Air Disasters Prompt China To Look Abroad for Assistance

CHINA is looking for foreign help to upgrade its beleaguered aviation industry.

The crash of a Russian-built airliner and the third hijacking to Taiwan this year has heightened the crisis that has made China's air corridors the world's riskiest. All 160 people died when a China Northwest Airlines plane crashed in Xian June 6 - the nation's worst air disaster. Also that day, a China Southern Airlines jet carrying 139 people was hijacked on a domestic flight.

These events came two days after the Civil Aviation Administration of China (CAAC) said it would step up efforts to improve air safety. In 1993, China had its worst year ever, with five crashes and eight hijackings; this year brought many near misses.

For the first time after an air crash, officials called in a Russian crew and a United States Federal Aviation Administration team to help with the investigation into a cause.

Chinese and Western analysts predict the disasters could intensify government efforts to lure foreign carriers to invest in Chinese air travel and trigger a new shake-up among aviation officials named only last year.

Air safety and efficiency have suffered as growth of the industry outpaces availability of experienced crews and up-to-date planes. Growth has been spurred by decentralization, which created more than 30 semi-independent carriers in 1988, and by a fast-track economy that has attracted foreign investment and revived tourism; it has also led many Chinese to abandon trains for planes.

After two record-breaking years, volume keeps spiraling. In the first five months of this year, Chinese airlines carried 15.3 million passengers and 314,000 tons of cargo, both up more than 19 percent. For the year, CAAC predicts that carriers will transport 13 percent more people and cargo than in 1993.

European aircraft maker Airbus Industrie projects that domestic passenger and cargo demand will grow more than 7 percent yearly in the next 20 years. To deal with the growth, China is trying to form new airlines, repair airports and build new ones, update traffic control and navigational facilities, train pilots and staff, and upgrade service.

Last year, China abandoned its ban on foreign involvement in aviation and invited foreign airlines to invest in carriers and airports through joint ventures. The government reiterated the invitation in May.

Facing a shortage of domestic capital, the government said foreign investors will be able to buy stakes of as much as 35 percent of Chinese airlines and 49 percent of airports, although Beijing asserted it would limit voting rights to 25 percent. Joint venture board chairmen and general managers must be Chinese, an announcement in the official China Daily said.

TO improve ground control, reservations, and passenger management, officials plan to send staff on study missions to 17 carriers and airports around the world. ``These are steps in the right direction,'' says a Western aviation expert, adding that China now incorporates Western training and maintenance methods.

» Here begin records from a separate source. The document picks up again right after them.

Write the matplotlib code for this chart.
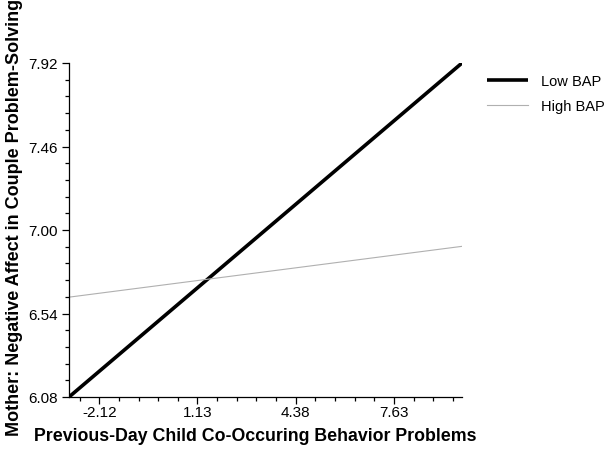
import matplotlib
matplotlib.use("Agg")
from matplotlib import pyplot as plt
from matplotlib.ticker import MultipleLocator, FixedLocator

plt.rcParams['font.family'] = ['Liberation Sans', 'DejaVu Sans']

# Data: simple slopes at the ends of the x range
x_ends = [-3.12, 9.88]
low_bap = [6.08, 7.92]
high_bap = [6.63, 6.91]
x_ticks = [-2.12, 1.13, 4.38, 7.63]
y_ticks = [6.08, 6.54, 7.00, 7.46, 7.92]

fig = plt.figure(figsize=(6.06, 4.52), dpi=100)
ax = fig.add_axes([69 / 606, 1 - 398 / 452, (462 - 69) / 606, (398 - 64) / 452])

ax.plot(x_ends, low_bap, color="black", linewidth=2.6, label="Low BAP", solid_capstyle="butt")
ax.plot(x_ends, high_bap, color="#b0b0b0", linewidth=0.8, label="High BAP")

ax.set_xlim(x_ends[0], x_ends[1])
ax.set_ylim(y_ticks[0], y_ticks[-1])

ax.xaxis.set_major_locator(FixedLocator(x_ticks))
ax.xaxis.set_minor_locator(MultipleLocator(0.65, offset=-2.12))
ax.yaxis.set_major_locator(FixedLocator(y_ticks))
ax.yaxis.set_minor_locator(MultipleLocator(0.092, offset=6.08))
ax.set_yticklabels([f"{v:.2f}" for v in y_ticks])
ax.set_xticklabels([f"{v:.2f}" for v in x_ticks])

for side in ("top", "right"):
    ax.spines[side].set_visible(False)
for side in ("left", "bottom"):
    ax.spines[side].set_linewidth(0.9)

ax.tick_params(which="major", direction="out", length=5, width=0.9, labelsize=11, colors="black", pad=3)
ax.tick_params(which="minor", direction="out", length=3, width=0.9)
ax.tick_params(axis="x", which="major", pad=0.5)

ax.set_xlabel("Previous-Day Child Co-Occuring Behavior Problems", fontsize=12.8, fontweight="bold")
ax.xaxis.set_label_coords(0.473, -0.09)
ax.set_ylabel("Mother: Negative Affect in Couple Problem-Solving", fontsize=13, fontweight="bold")
ax.yaxis.set_label_coords(-0.117, 0.54)

ax.legend(loc="upper left", bbox_to_anchor=(1.03, 1.005), frameon=False, fontsize=10.5,
          handlelength=2.8, handletextpad=0.9, labelspacing=0.75)

fig.savefig("out.png", dpi=100)
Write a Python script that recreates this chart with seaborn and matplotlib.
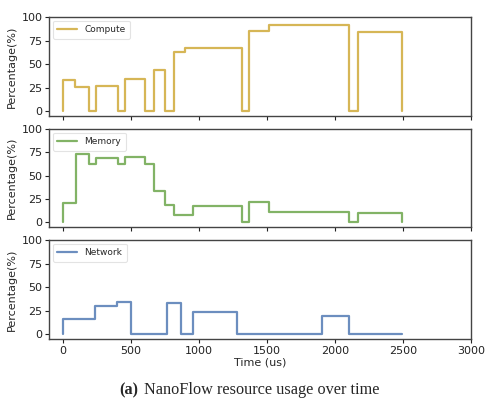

But Western and Chinese observers predict that the CAAC will have to tighten regulatory control over local carriers that have met demand by buying or leasing Soviet-made aircraft at bargain prices, often with pilots and other staff as part of the deal.

CAAC officials said in the official press that they are considering grounding the accident-prone Russian fleet for safety checks and are considering a moratorium on the purchase of new Russian aircraft.

Although China has bought many American and European aircraft for major international and domestic routes, many overstretched smaller carriers have used Russian aircraft until the arrival of ordered Western airplanes. Airbus projects that China will buy more than 600 passenger planes in the next 20 years.

The government also has to beef up the lax regulation that is fueling the chaos, Chinese observers say. The June 6 crash could lead to a reshuffling among officials in CAAC, which became the aviation regulator after it spun off its operations into seven semi-autonomous companies six years ago.

Meanwhile, passengers still face nervous moments. ``I try not to think about the fact that a Chinese carrier is flying me,'' a US banker in Beijing says.